Festive sales in November and restocking by retailers ahead of Diwali festivities could have also resulted in bumper collection during December. It must be mentioned here that GST on November transactions are collected in December.
"The continued uptick in GST collections would give confidence in the resilience of the economy and indicates that business activities have completely resumed and demand for goods and services continue to be high," says MS Mani, senior director, Deloitte India.
Jump in GST from imports
The government statement says that GST collections due to domestic transactions registered 8 per cent growth while GST from imports rose by 27 per cent. GST from imports in December 2020 was Rs 27,050 crore, almost Rs 6,000 crore more than GST on imports (Rs 21,295 crore) in December 2019.
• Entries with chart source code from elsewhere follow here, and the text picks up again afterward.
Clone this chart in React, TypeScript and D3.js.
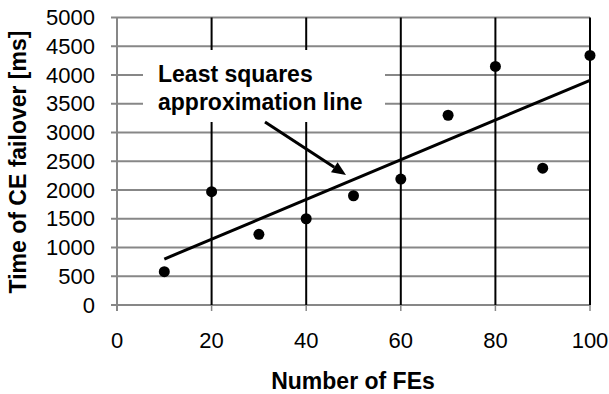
import React from "react";
import * as d3 from "d3";

const xValues = [10, 20, 30, 40, 50, 60, 70, 80, 90, 100];
const yValues = [580, 1970, 1230, 1500, 1900, 2190, 3300, 4150, 2380, 4340];
const xTicks = [0, 20, 40, 60, 80, 100];
const yTicks = [0, 500, 1000, 1500, 2000, 2500, 3000, 3500, 4000, 4500, 5000];
const blackGridX = [20, 40, 60, 80, 100];
const annotationLines = ["Least squares", "approximation line"];
const xTitle = "Number of FEs";
const yTitle = "Time of CE failover [ms]";

const W = 609;
const H = 394;
const FONT = "'Liberation Sans', Arial, sans-serif";

export default function App() {
  const x = d3.scaleLinear().domain([0, 100]).range([117, 590]);
  const y = d3.scaleLinear().domain([0, 5000]).range([305, 17.5]);

  const mx = d3.mean(xValues)!;
  const my = d3.mean(yValues)!;
  const sxy = d3.sum(xValues.map((v, i) => (v - mx) * (yValues[i] - my)));
  const sxx = d3.sum(xValues.map((v) => (v - mx) * (v - mx)));
  const slope = sxy / sxx;
  const icpt = my - slope * mx;
  const x0 = xValues[0];
  const x1 = xValues[xValues.length - 1];
  const linePath = d3.line<number>()
    .x((d) => x(d))
    .y((d) => y(icpt + slope * d))([x0, x1]) as string;

  const gray = "#878787";

  // arrow (annotation pointer)
  const ax0 = 265, ay0 = 122, ax1 = 346, ay1 = 175;
  const ang = Math.atan2(ay1 - ay0, ax1 - ax0);
  const hl = 14, hw = 6;
  const bx = ax1 - hl * Math.cos(ang);
  const by = ay1 - hl * Math.sin(ang);
  const px = -Math.sin(ang), py = Math.cos(ang);
  const head = `M${ax1},${ay1} L${bx + hw * px},${by + hw * py} L${bx - hw * px},${by - hw * py} Z`;

  return (
    <svg width={W} height={H} style={{ position: "absolute", left: 0, top: 0, background: "#fff" }}>
      <rect x={0} y={0} width={W} height={H} fill="#fff" />
      {yTicks.map((t) => (
        <line key={"h" + t} x1={111} x2={x(100)} y1={y(t)} y2={y(t)} stroke={gray} strokeWidth={2} />
      ))}
      {xTicks.map((t) => (
        <line key={"xt" + t} x1={x(t)} x2={x(t)} y1={y(0)} y2={y(0) + 6} stroke={gray} strokeWidth={1.5} />
      ))}
      <line x1={x(0)} x2={x(0)} y1={y(5000)} y2={y(0) + 6} stroke={gray} strokeWidth={2} />
      {blackGridX.map((t) => (
        <line key={"v" + t} x1={x(t)} x2={x(t)} y1={y(5000)} y2={y(0)} stroke="#000" strokeWidth={2} />
      ))}
      {yTicks.map((t) => (
        <text key={"yl" + t} x={95} y={y(t)} dy="0.35em" textAnchor="end" fontFamily={FONT} fontSize={22} fill="#000">
          {t}
        </text>
      ))}
      {xTicks.map((t) => (
        <text key={"xl" + t} x={x(t)} y={348} textAnchor="middle" fontFamily={FONT} fontSize={22} fill="#000">
          {t}
        </text>
      ))}
      <text x={353} y={389} textAnchor="middle" fontFamily={FONT} fontSize={23} fontWeight="bold" fill="#000">
        {xTitle}
      </text>
      <text
        transform={`translate(26,162) rotate(-90)`}
        textAnchor="middle"
        fontFamily={FONT}
        fontSize={23}
        fontWeight="bold"
        fill="#000"
      >
        {yTitle}
      </text>
      <path d={linePath} stroke="#000" strokeWidth={3} fill="none" />
      {xValues.map((v, i) => (
        <circle key={"p" + i} cx={x(v)} cy={y(yValues[i])} r={5.5} fill="#000" />
      ))}
      <rect x={143} y={50} width={242} height={72} fill="#fff" />
      {annotationLines.map((s, i) => (
        <text key={"a" + i} x={158} y={82 + i * 28} fontFamily={FONT} fontSize={23} fontWeight="bold" fill="#000">
          {s}
        </text>
      ))}
      <line x1={ax0} y1={ay0} x2={bx} y2={by} stroke="#000" strokeWidth={3} />
      <path d={head} fill="#000" />
    </svg>
  );
}
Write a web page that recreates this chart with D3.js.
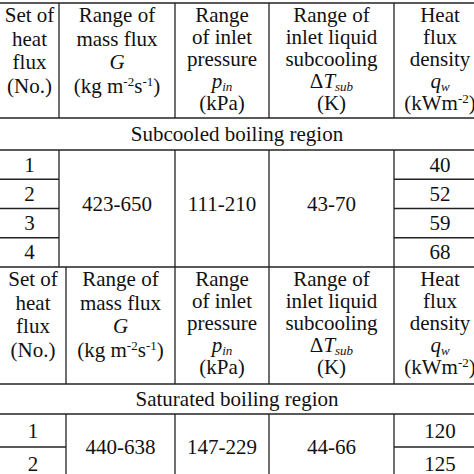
<!DOCTYPE html>
<html><head><meta charset="utf-8">
<script src="https://cdn.jsdelivr.net/npm/d3@7"></script>
<style>body{margin:0;background:#fff}text{font-family:"Liberation Serif","Times New Roman",serif;fill:#111}</style>
</head><body><div id="chart"></div>
<script>
// header lines per column, segments: [text, style] style: n normal, i italic, sup, sub
const headers = [
  [[["Set of","n"]],[["heat","n"]],[["flux","n"]],[["(No.)","n"]]],
  [[["Range of","n"]],[["mass flux","n"]],[["G","i"]],[["(kg m","n"],["-2","sup"],["s","n"],["-1","sup"],[")","n"]]],
  [[["Range","n"]],[["of inlet","n"]],[["pressure","n"]],[["p","i"],["in","sub"]],[["(kPa)","n"]]],
  [[["Range of","n"]],[["inlet liquid","n"]],[["subcooling","n"]],[["\u0394","n"],["T","i"],["sub","sub"]],[["(K)","n"]]],
  [[["Heat","n"]],[["flux","n"]],[["density","n"]],[["q","i"],["w","sub"]],[["(kWm","n"],["-2","sup"],[")","n"]]]
]
const regions = ["Subcooled boiling region", "Saturated boiling region"]
const subSets = ["1","2","3","4"]
const subQ = ["40","52","59","68"]
const subRanges = ["423-650","111-210","43-70"]
const satSets = ["1","2"]
const satQ = ["120","125"]
const satRanges = ["440-638","147-229","44-66"]

const W = 474, H = 474, FS = 21
const svg = d3.select("#chart").append("svg").attr("width", W).attr("height", H)
const line = (x1,y1,x2,y2) => svg.append("line").attr("x1",x1).attr("y1",y1).attr("x2",x2).attr("y2",y2)
  .attr("stroke","#222").attr("stroke-width",1.3)

function header(xs, y0, y1) {
  headers.forEach((h, c) => {
    const cx = (xs[c] + xs[c+1]) / 2 + (c == 4 ? 6 : 0)
    const top = y0 + 19
    h.forEach((ln, i) => {
      const t = svg.append("text").attr("x", cx).attr("y", top + i * (c < 2 ? 23.5 : 22)).attr("text-anchor","middle").attr("font-size",FS)
      ln.forEach(([s, st]) => {
        const ts = t.append("tspan").text(s)
        if (st == "i") ts.attr("font-style","italic")
        if (st == "sup") ts.attr("font-size",13).attr("baseline-shift","super")
        if (st == "sub") ts.attr("font-size",13).attr("font-style","italic").attr("baseline-shift","-3")
      })
    })
  })
  xs.slice(1, -1).forEach(x => line(x, y0, x, y1))
  line(0, y1, W, y1)
}

function block(xs, rowY, sets, q, ranges) {
  const yr = d3.scaleBand().domain(sets).range(rowY)
  sets.forEach(s => {
    svg.append("text").attr("x",(xs[0]+xs[1])/2).attr("y",yr(s)+yr.bandwidth()/2+7).attr("text-anchor","middle").attr("font-size",FS).text(s)
  })
  q.forEach((v,i) => {
    svg.append("text").attr("x",(xs[4]+xs[5])/2+6).attr("y",yr(sets[i])+yr.bandwidth()/2+7).attr("text-anchor","middle").attr("font-size",FS).text(v)
  })
  sets.slice(1).forEach(s => { line(0, yr(s), xs[1], yr(s)); line(xs[4], yr(s), W, yr(s)) })
  ranges.forEach((r,i) => {
    svg.append("text").attr("x",(xs[i+1]+xs[i+2])/2).attr("y",(rowY[0]+rowY[1])/2+(sets.length > 2 ? 2 : 7)).attr("text-anchor","middle").attr("font-size",FS).text(r)
  })
  xs.slice(1,-1).forEach(x => line(x, rowY[0], x, rowY[1]))
  line(0, rowY[0], W, rowY[0])
  line(0, rowY[1], W, rowY[1])
}

const xsTop = [0, 59, 175, 269, 394, 474]
const xsBot = [0, 66, 175, 269, 394, 474]
line(0, 3, W, 3)
header(xsTop, 3, 118)
svg.append("text").attr("x", 237).attr("y", 141).attr("text-anchor","middle").attr("font-size",FS).text(regions[0])
block(xsTop, [150, 267], subSets, subQ, subRanges)
header(xsBot, 267, 384)
svg.append("text").attr("x", 237).attr("y", 406).attr("text-anchor","middle").attr("font-size",FS).text(regions[1])
block(xsBot, [414, 480], satSets, satQ, satRanges)
</script></body></html>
So what explains the jump in GST in imports when imports have been declining? MS Mani, Senior Director, Deloitte India, says that the increase in the GST collections on imports indicates that international trade is coming back to normal - however the sector-wise import data would throw light on the linkages of the imported goods with domestic manufacturing and exports.
But the import data tells a different story. The merchandise imports declined 13.33 per cent in November 2020. In fact, merchandise imports during April-November 2020 period showed a decline of 33.56 per cent.
"Importers were facing issues due to faceless assessment in past few months, etc, and it is possible that after many representations to the government those issues were resolved and goods stuck at the ports got clearance for entry into India," says Rajat Bose, partner in law firm Shardul Amarchand Mangaldas. GST is levied when importers take delivery of the goods.
Increased anti-evasion vigilance
Some experts also attribute this growth to the heightened vigilance by revenue department against evasion. The government has been going after non-filers and fake billers with a vengeance for past few months.
In October and November 2020, 1.63 lakh registrations were cancelled due to non-filing of GSTR-3B returns for more than six months. Besides, Directorate General of GST Intelligence (DGGI) and CGST Commissionerates arrested 164 fraudsters, including five chartered accountants and a woman in a nationwide drive over a month. They also filed 1,768 cases against 5,745 GSTIN entities.
Pratik Jain, Partner and Leader Indirect Tax, PwC India, says that the reason for this growth could be tightening of compliances with measures such as e-invoicing and increased investigations to catch tax evaders even though GST audits for 2017-18 and 2018-19 are yet to start in a big way. "Steady increase in number of GST returns (GSTR 3B) filed is encouraging, which is 87 lakh in December 2020 against around 81 lakh in December 2019," says Jain of PwC.
Rajat Bose of Shardul Amarchand Mangaldas says that the government should provide a breakup of the GST collected through filing of returns and GST collected through recovery drives initiated by the Department of Revenue Intelligence and DGGSTI authorities, which would give us a better picture of the extent of economic recovery.
He says that these recovery drives alone could have resulted in Rs 10,000-15,000 crore additional collection in December.